Önderlik Kürt aklını yaratmaya çalıştığını belirtiyor. Aslında Önderlikle bir Kürt aklı oluşmuştur. Bunun tarihsel sistematiği genel hatlarıyla ortaya çıkmıştır. Toplumsal ve sosyolojik gerçeği çözümlenmiştir. Bu akıl Kürt ideolojisi oluyor. Manifesto’yla bir Kürt ideolojisi dünyaya armağan ediliyor. Kürdistani bir şeydir. Varlığını kanıtlamış ve özgürleşmeye giden Kürt halkının ideolojik rehberidir. Varlık, bilinç ve özgürlük sorununu çözecek bir manifestodur. Önderlik Hegel örneğini yoğun veriyor. Çünkü Hegel felsefesi ile Alman varlığı, ulus devlet ortaya çıkıyor. Felsefik, ideolojik dünyaları oluşuyor.
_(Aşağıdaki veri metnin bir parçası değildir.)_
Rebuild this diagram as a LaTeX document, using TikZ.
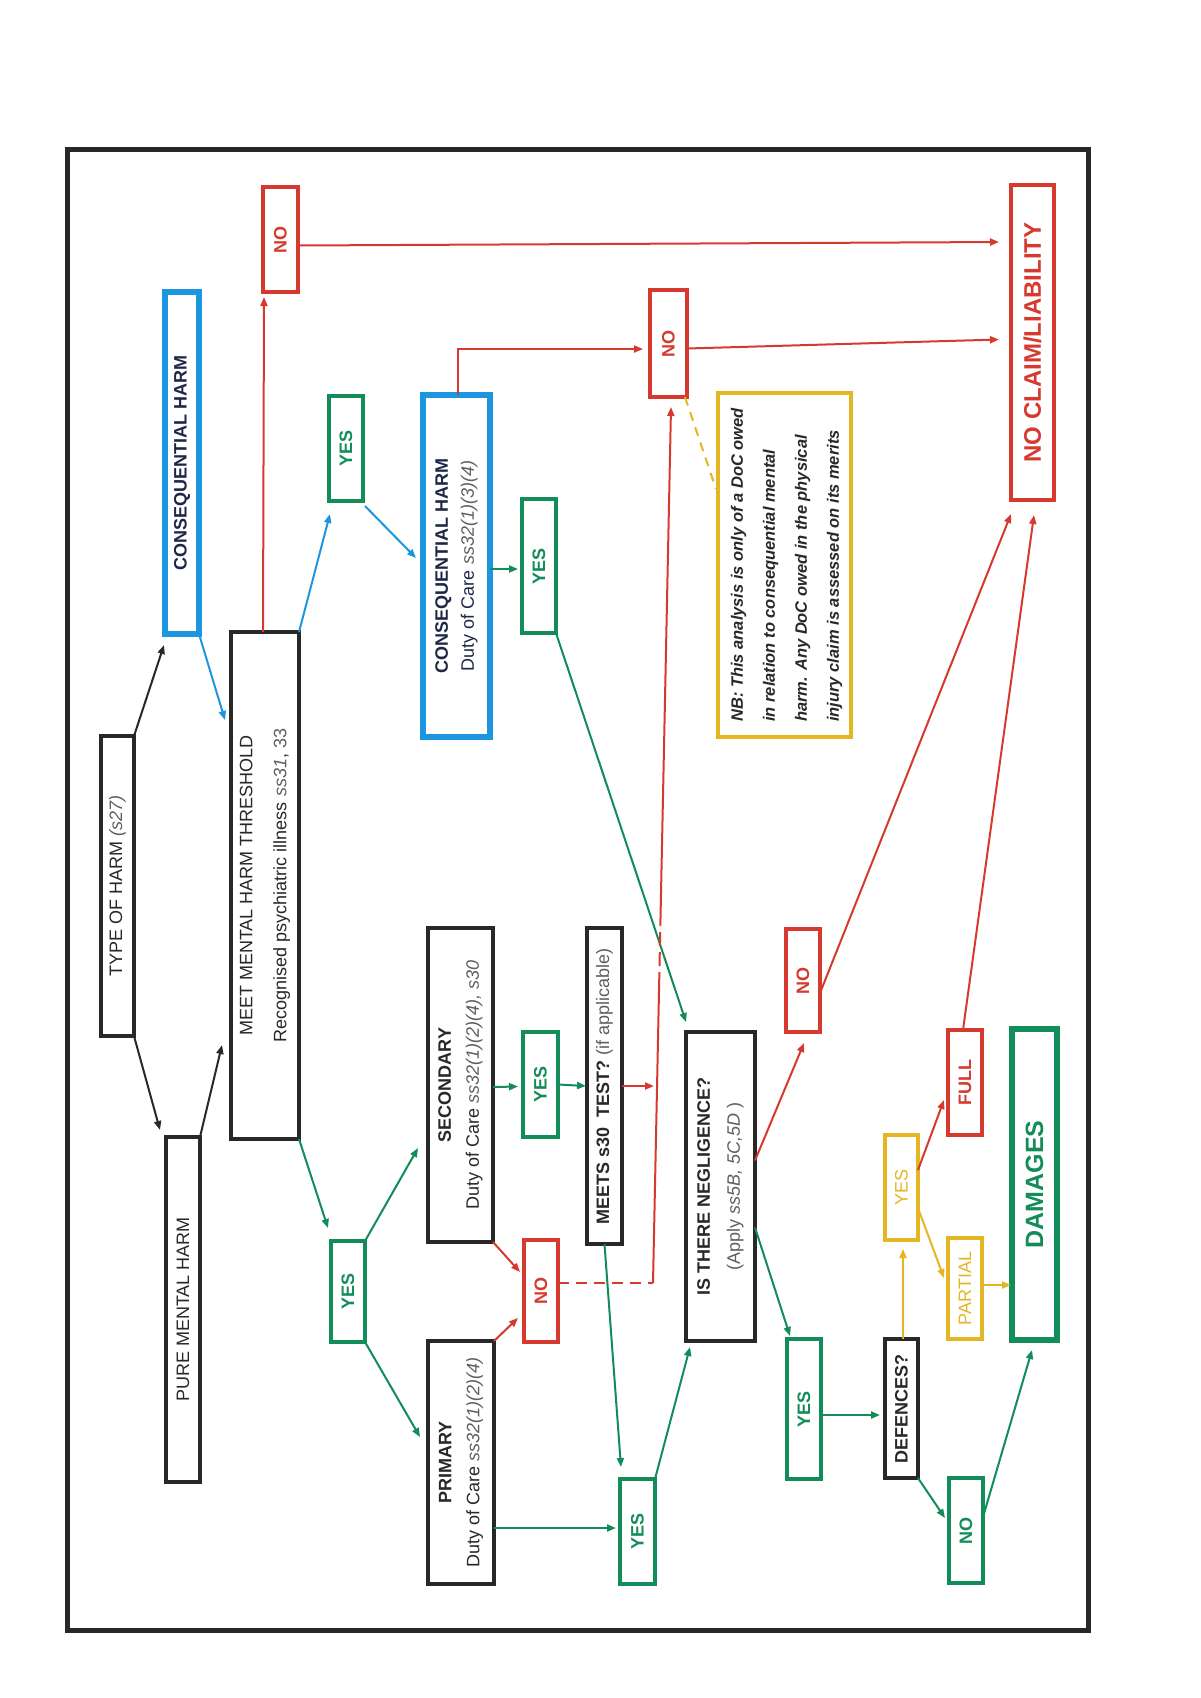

Kürt toplumu, komünü geçmişte Zerdüştlükle bir ideoloji sahibi olmuş, ancak o da dağıtılmış, kalıntıları kalmış. Yeni Kürt aklı Önderlik ile oluşuyor. Bu özgürlük aklıdır. Tüm tarihsel ve toplumsal süreçlerin güçlü yorumu, demokratik uygarlık değerlerinin sentezlenmesi ve en önemlisi, Zagroslar’da başlayan komünal ve kadın eksenli yaşamın ilkeleri üzerinden oluşan bir Kürt aklı, Kürt ideolojisi gelişmiştir. Bu akıl Önderlikte demokratik ulus ve komünalizm şeklinde gelişiyor. Kürt aklı yani Kürt ideolojisi komün ideolojisidir. Günümüzde demokratik ulus şeklinde form kazanıyor. Bu coğrafyanın gerçeğine de en uygun formdur.